Work and well-being in a post-pandemic world

Has the way we work changed for the better post-pandemic?

Three years have passed since the global lockdowns of COVID-19. Gone are the days of commuting every day into the office, boundaries between home and work-life are viewed with respect instead of disdain, and overworking yourself to the point of exhaustion is no longer seen as a virtue. 

However, dig a little deeper behind the surface and it appears that these progressive tenets are slowly being reversed. Workers in various industries don’t feel valued at all. Quite the opposite: they feel overworked and underpaid. What happened? 

  1. Economic collapse

The pandemic and subsequent economic crash – cemented by the Ukraine/Russia conflict- has impacted company expectations of their employees. For companies that were able to sustain themselves through the pandemic, there’s a concerted effort to keep costs low and productivity high. This has resulted in a heavier emphasis on the “pull yourself up from the bootstraps” notion of the past, and a reinforcement of company needs over individual needs. 

Discourse around remote work seems to have taken a u-turn; notably the most wealthy have been the most vocal. Take, for example, Elon Musk’s declaration that “remote work is morally wrong” and that workers need to, “Get off the goddamn moral high horse with the work-from-home bullsh*t.” This was shortly after an email in June 2022 from Musk warning his employees that they would be fired if they didn’t spend a minimum of 40 hours at the office a week, anything less would be “phoning it in.”

Best-selling author, Malcolm Gladwell, during his appearance on the “Diary of a CEO” podcast made the bold claim that working from home was psychologically damaging,

“It’s not in your best interest to work at home. I know it’s a hassle to come into the office, but if you’re just sitting in your pyjamas in your bedroom, is that the work-life you want to live?”

Fans of Gladwell were surprised at his contradictory remarks considering his highly publicised “disdain for office work. “I hate desks… Desks are now banished,” Gladwell – who has worked remotely for approximately 20 years – told the Guardian.

And who can forget Kim Kardashian and Molly Mae’s irrespective but similar disdainful comments regarding modern work attitudes with one claiming that ”nobody wants to work these days…get your fu**ing ass up and work!” and the other claiming that we all have the same hours in a day as Beyonce to become prosperous. 

Each of the people above has faced backlash for expressing a narrow-minded perspective of the average modern worker, justifiably so. The cost of living has been so astronomical -from food prices and power bills to travel costs and childcare- that wages of the pre-covid era simply aren’t enough. 

Quite simply, the average worker can’t afford to employ the same amenities and staff as Musk, Kardashian, or Beyonce that would allow them to devote as much time and energy that some companies deem acceptable. 

  1. Misunderstandings and misalignment

The misalignment between workers and organisations has been evidenced by global strikes and protests; from mass civil union strikes in the UK and the WGA strikes in the US, to the ferocious protests in France after the retirement age was raised. 

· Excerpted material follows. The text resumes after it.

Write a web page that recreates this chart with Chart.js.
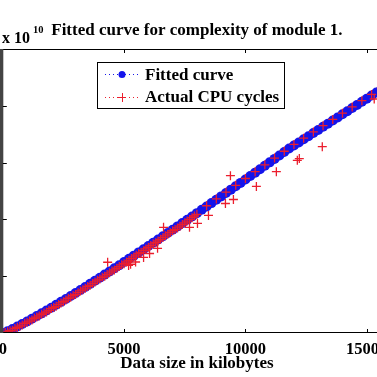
<!DOCTYPE html>
<html>
<head>
<meta charset="utf-8">
<script src="https://cdn.jsdelivr.net/npm/chart.js@4/dist/chart.umd.min.js"></script>
<style>
  html, body { margin: 0; padding: 0; overflow: hidden; background: #fff; width: 377px; height: 377px; }
  canvas { display: block; margin-left: -3px; }
</style>
</head>
<body>
<canvas id="c" width="400" height="377"></canvas>
<script>
// ---- Data (y values in units of 10^10 CPU cycles) ----
const titleText = "Fitted curve for complexity of module 1.";
const xAxisLabel = "Data size in kilobytes";
const legendLabels = ["Fitted curve", "Actual CPU cycles"];
const xTickValues = [0, 5000, 10000, 15000];
const yTickValues = [0, 1, 2, 3, 4, 5];

const fitX = [0,200,400,600,800,1000,1200,1400,1600,1800,2000,2200,2400,2600,2800,3000,3200,3400,3600,3800,
  4000,4200,4400,4600,4800,5000,5200,5400,5600,5800,6000,6200,6400,6600,6800,7000,7200,7400,7600,7800,
  8000,8200,8400,8600,8800,9000,9200,9400,9600,9800,10000,10200,10400,10600,10800,11000,11200,11400,11600,11800,
  12000,12200,12400,12600,12800,13000,13200,13400,13600,13800,14000,14200,14400,14600,14800,15000,15200,15400,15600];
const fitY = [0,0.031,0.070,0.113,0.157,0.203,0.250,0.298,0.346,0.396,0.446,0.497,0.548,0.600,0.652,0.705,0.758,0.811,0.865,0.919,
  0.974,1.028,1.083,1.139,1.194,1.250,1.306,1.362,1.419,1.475,1.532,1.589,1.646,1.704,1.761,1.819,1.877,1.935,1.993,2.052,
  2.110,2.169,2.228,2.287,2.346,2.405,2.464,2.524,2.584,2.643,2.703,2.763,2.823,2.884,2.944,3.004,3.065,3.125,3.186,3.247,
  3.300,3.355,3.410,3.465,3.520,3.575,3.630,3.685,3.740,3.795,3.850,3.905,3.960,4.015,4.070,4.125,4.180,4.235,4.290];

const actX = [0,200,400,600,800,1000,1200,1400,1600,1800,2000,2200,2400,2600,2800,3000,3200,3400,3600,3800,
  4000,4200,4400,4600,4800,5000,5200,5400,5600,5800,6000,6200,6400,6600,6800,7000,7200,7400,7600,7800,8000,
  100,300,500,700,900,1100,1300,1500,1700,1900,2100,2300,2500,2700,2900,3100,3300,3500,3700,3900,
  4100,4300,4500,4700,4900,5100,5300,5500,5700,5900,6100,6300,6500,6700,6900,7100,7300,7500,7700,7900,
  8400,8800,9200,9600,10000,10400,10800,11200,11600,12000,12400,12800,13200,13600,14000,14400,14800,15200,15600,
  4321,5185,5267,5473,5802,6049,6378,6625,7695,8024,8477,9176,9505,9382,10452,11275,12139,12221,13168,15308];
const actY = [0.00,0.02,0.05,0.10,0.14,0.19,0.23,0.28,0.33,0.37,0.43,0.47,0.53,0.58,0.63,0.68,0.74,0.79,0.84,0.90,
  0.95,1.00,1.06,1.11,1.17,1.22,1.28,1.34,1.40,1.45,1.51,1.57,1.62,1.68,1.74,1.80,1.85,1.91,1.97,2.03,2.09,
  0.01,0.04,0.08,0.12,0.17,0.21,0.26,0.30,0.35,0.40,0.45,0.50,0.55,0.61,0.66,0.71,0.76,0.82,0.87,0.93,
  0.98,1.03,1.09,1.14,1.20,1.25,1.31,1.37,1.42,1.48,1.54,1.59,1.65,1.71,1.77,1.82,1.88,1.94,2.00,2.06,
  2.24,2.36,2.48,2.60,2.72,2.84,2.96,3.08,3.20,3.32,3.43,3.54,3.65,3.76,3.87,3.98,4.09,4.20,4.31,
  1.246,1.19,1.21,1.25,1.33,1.40,1.49,1.86,1.86,1.93,2.07,2.28,2.35,2.77,2.58,2.84,3.04,3.07,3.28,4.12];

const BLUE = 'rgb(20,20,235)';
const RED = 'rgb(235,30,45)';
const SERIF = '"Liberation Serif", "Times New Roman", serif';
const SHIFT = 3; // canvas is shifted left by this many pixels on the page

const decor = {
  id: 'decor',
  afterDraw(chart) {
    const ctx = chart.ctx;
    const a = chart.chartArea;
    const xs = chart.scales.x, ys = chart.scales.y;
    ctx.save();
    // frame
    ctx.strokeStyle = '#000';
    ctx.lineWidth = 1;
    ctx.beginPath();
    ctx.moveTo(a.left, a.top + 0.5); ctx.lineTo(chart.width, a.top + 0.5);
    ctx.moveTo(a.left, a.bottom - 0.5); ctx.lineTo(chart.width, a.bottom - 0.5);
    ctx.stroke();
    ctx.fillStyle = '#444';
    ctx.fillRect(0, a.top, a.left + 0.5, a.bottom - a.top);
    // inward ticks
    ctx.beginPath();
    xs.ticks.forEach(t => {
      if (t.value === 0) return;
      const px = Math.round(xs.getPixelForValue(t.value)) + 0.5;
      ctx.moveTo(px, a.bottom); ctx.lineTo(px, a.bottom - 4);
      ctx.moveTo(px, a.top); ctx.lineTo(px, a.top + 4);
    });
    ys.ticks.forEach(t => {
      if (t.value === 0 || t.value === 5) return;
      const py = Math.round(ys.getPixelForValue(t.value)) + 0.5;
      ctx.moveTo(a.left, py); ctx.lineTo(a.left + 4, py);
    });
    ctx.stroke();
    // exponent label
    ctx.fillStyle = '#000';
    ctx.textBaseline = 'alphabetic';
    ctx.textAlign = 'left';
    ctx.font = 'bold 16px ' + SERIF;
    ctx.fillText('x 10', 2 + SHIFT, 43);
    ctx.font = 'bold 10.5px ' + SERIF;
    ctx.fillText('10', 33 + SHIFT, 33);
    // legend
    const bx = 97 + SHIFT, by = 62, bw = 187, bh = 46;
    ctx.fillStyle = '#fff';
    ctx.fillRect(bx, by, bw, bh);
    ctx.strokeStyle = '#000';
    ctx.strokeRect(bx + 0.5, by + 0.5, bw, bh);
    const rows = [74, 97];
    const lx = bx + 8;
    ctx.setLineDash([1, 3]);
    ctx.strokeStyle = BLUE;
    ctx.beginPath(); ctx.moveTo(lx, rows[0] + 0.5); ctx.lineTo(lx + 33, rows[0] + 0.5); ctx.stroke();
    ctx.strokeStyle = RED;
    ctx.beginPath(); ctx.moveTo(lx, rows[1] + 0.5); ctx.lineTo(lx + 33, rows[1] + 0.5); ctx.stroke();
    ctx.setLineDash([]);
    ctx.fillStyle = BLUE;
    ctx.beginPath(); ctx.arc(lx + 17, rows[0] + 0.5, 3.5, 0, Math.PI * 2); ctx.fill();
    ctx.strokeStyle = RED;
    ctx.beginPath();
    ctx.moveTo(lx + 13, rows[1] + 0.5); ctx.lineTo(lx + 21, rows[1] + 0.5);
    ctx.moveTo(lx + 17.5, rows[1] - 4); ctx.lineTo(lx + 17.5, rows[1] + 5);
    ctx.stroke();
    ctx.fillStyle = '#000';
    ctx.font = 'bold 17px ' + SERIF;
    ctx.fillText(legendLabels[0], bx + 48, 80);
    ctx.fillText(legendLabels[1], bx + 48, 101.5);
    ctx.restore();
  }
};

new Chart(document.getElementById('c'), {
  type: 'scatter',
  data: {
    datasets: [
      {
        label: legendLabels[0],
        data: fitX.map((x, i) => ({ x: x, y: fitY[i] })),
        showLine: true,
        borderColor: BLUE,
        borderWidth: 1,
        borderDash: [1, 3],
        backgroundColor: BLUE,
        pointBackgroundColor: BLUE,
        pointBorderColor: BLUE,
        pointBorderWidth: 0,
        pointRadius: 5,
        pointStyle: 'circle',
        order: 2,
        clip: 0
      },
      {
        label: legendLabels[1],
        data: actX.map((x, i) => ({ x: x, y: actY[i] })),
        showLine: false,
        borderColor: RED,
        backgroundColor: RED,
        pointBorderColor: RED,
        pointBorderWidth: 1.3,
        pointRadius: 4.5,
        pointStyle: 'cross',
        order: 1,
        clip: 0
      }
    ]
  },
  options: {
    responsive: false,
    devicePixelRatio: 1,
    animation: false,
    layout: { padding: { left: 2, right: 6, top: 0, bottom: 0 } },
    plugins: {
      legend: { display: false },
      tooltip: { enabled: false },
      title: {
        display: true,
        fullSize: false,
        text: titleText,
        color: '#000',
        font: { family: SERIF, size: 17, weight: 'bold' },
        padding: { top: 20, bottom: 8.6 }
      }
    },
    scales: {
      x: {
        type: 'linear',
        min: 0,
        max: 16000,
        grid: { display: false, drawTicks: false, tickLength: 0 },
        border: { display: false },
        afterBuildTicks: s => { s.ticks = xTickValues.map(v => ({ value: v })); },
        afterFit: s => { s.height = 44; s.paddingLeft = 0; s.paddingRight = 0; },
        ticks: {
          color: '#000',
          font: { family: SERIF, size: 16.5, weight: 'bold' },
          padding: 7,
          maxRotation: 0,
          autoSkip: false,
          includeBounds: false,
          callback: v => String(v)
        },
        title: {
          display: true,
          text: xAxisLabel,
          color: '#000',
          font: { family: SERIF, size: 17, weight: 'bold' },
          padding: { top: 0, bottom: 3 }
        }
      },
      y: {
        type: 'linear',
        display: false,
        min: 0,
        max: 5,
        afterBuildTicks: s => { s.ticks = yTickValues.map(v => ({ value: v })); }
      }
    }
  },
  plugins: [decor]
});
</script>
</body>
</html>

Statements from the entrepreneurs quoted above negate that a majority of people are already working hard; they are sacrificing child milestones, working multiple jobs, and pushing through mental and physical issues to make ends meet. Ironically these are the same people that wealthy corporate executives rely on to be able to maintain a work-life balance.  

The events of COVID-19 meant facing the fragility and unpredictable nature of life on a shared conscious level. Thoughts about whether the happiness of the present was worth trading for the happiness of an unknowable future came to the forefront.

Balance is necessary to the equilibrium of human beings but for many, it feels as though only a select part of society is worthy of it.

  1. Old habits die hard

After times of crisis, it’s not unusual to compartmentalise fear and uncertainty in order to return to what’s familiar, even if what’s familiar isn’t necessarily comfortable.

If we place the familiarity principle in the context of work relationships, it’s easier to understand why some people find it difficult to leave organisations that refuse to adjust to the progressive landscape; the discomfort of entering the unknown can outweigh the dissatisfaction of the current situation. 

Pushing for change

The push for autonomy, value, and balance doesn’t seem to be going away anytime soon. The “no sleep” and “hustle hard” verbiage of pre-COVID has an air of anachronism now that a majority of the population has adapted to a different way of working.